Photo by Daniel Lloyd Blunk-Fernández on Unsplash
Photo by Daniel Lloyd Blunk-Fernández on Unsplash

European smallcaps have delivered significantly better results this year than their US counterparts. Yet smallcaps weighed on ING’s portfolio returns.

After years of underperformance, European smallcaps stood out in the first half of the year, beating US smallcaps. The gap has since narrowed, with the MSCI Europe Small Cap Index returning about 11 percent year-to-date, compared with roughly 6 percent for the Russell 2000.

According to Ryan Reardon, investment strategist at State Street, the outperformance of European smallcaps is partly due to the industrials sector, boosted by large-scale government spending plans on defense and infrastructure. “Industrials are a key beneficiary of higher expected public spending and Europe’s rearmament, and they carry significant weight in the MSCI Europe Small Cap Index and the MSCI Europe Small Cap Value Weighted Index,” said Reardon.

European smallcaps have also benefited from monetary policy. Unlike the Fed, the European Central Bank has already cut interest rates multiple times. “Smallcaps are much more sensitive to interest rates than large companies, as they typically have higher debt levels and rely more often on variable-rate financing,” Reardon explained.

Attractive valuations

Reardon also pointed to relatively attractive valuations. European smallcaps trade at a forward price-to-earnings ratio of 14 based on expected earnings over the next twelve months. For the MSCI Europe, the ratio is 15, and for the Russell 2000 it is 25. The MSCI Europe Small Cap Value Weighted Index trades at an even steeper discount, with a P/E of 11.5. That index includes the same names as the standard small cap benchmark but gives higher weights to cheaper stocks.

What also plays in Europe’s favor is the relatively strong expected earnings-per-share growth of about 15 percent in 2025 and 2026. For largecaps, growth is projected at around 11 percent. Reardon further highlights that European smallcaps have lower exposure to tariffs and currency risk, as more than 60 percent of their revenue comes from within Europe. For European largecaps, that figure is closer to 40 percent.

Downside risks are mainly tied to the macro environment, Reardon believed. An unexpected rise in inflation could force the ECB to tighten policy again, which would hit small caps disproportionately hard. This risk is even more pronounced in the US, where tariffs may fuel higher inflation and prompt a Fed policy shift. Reardon warned: “US smallcaps will correct sharply if rate cuts don’t materialize. A significant slowdown in the economy triggered by higher tariffs is also a major risk for the Russell 2000.”

ING misses the rally

Despite strong performance in Europe, smallcaps weighed on ING’s model portfolio in the first half of the year. “European smallcaps made only a limited contribution because we favored largecaps and sectors with more stable cash flows in most portfolios,” ING said in a written statement. “Returns on US smallcaps were hurt by the dollar’s decline against the euro, which had a strong negative impact for us as euro-based investors.”

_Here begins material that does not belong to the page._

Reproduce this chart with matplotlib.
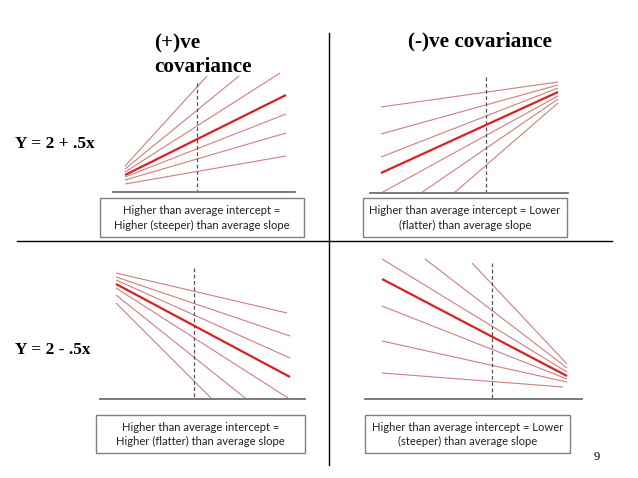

“This more cautious positioning was meant to limit volatility, but it also meant we benefited less from the smallcap rally,” ING added. “Still, in the first half of 2025 we delivered the best relative returns among the five largest Dutch banks, thanks to strong choices in sector and regional allocation.”

For the rest of 2025, ING is cautiously optimistic about US smallcaps, particularly in the event of a ‘soft landing’ for the US economy and an expected Fed rate cut. At the same time, the bank sees risks due to “high valuations” and the drag of a weaker dollar on returns. “We are less positive on European smallcaps. While first-half performance was strong, our strategies continue to favor largecaps and listed real estate.”

Reardon at State Street, by contrast, saw further upside for European smallcaps, though largely sentiment-driven. “Institutional investors remain underweight in European equities, but it’s likely they will move back toward neutral given Europe’s favorable trends and low valuations. Smallcaps will benefit from that shift as well.”

Globally, smallcaps are underweighted, though Reardon has no data for region-specific breakdown. ETF flows, however, clearly show a tilt toward Europe. “So far this year, investors have put 700 million euros into European smallcap ETFs, an 18 percent increase. In the US, by contrast, there has been a net outflow of 21 percent. We expect this favorable momentum in Europe to continue.”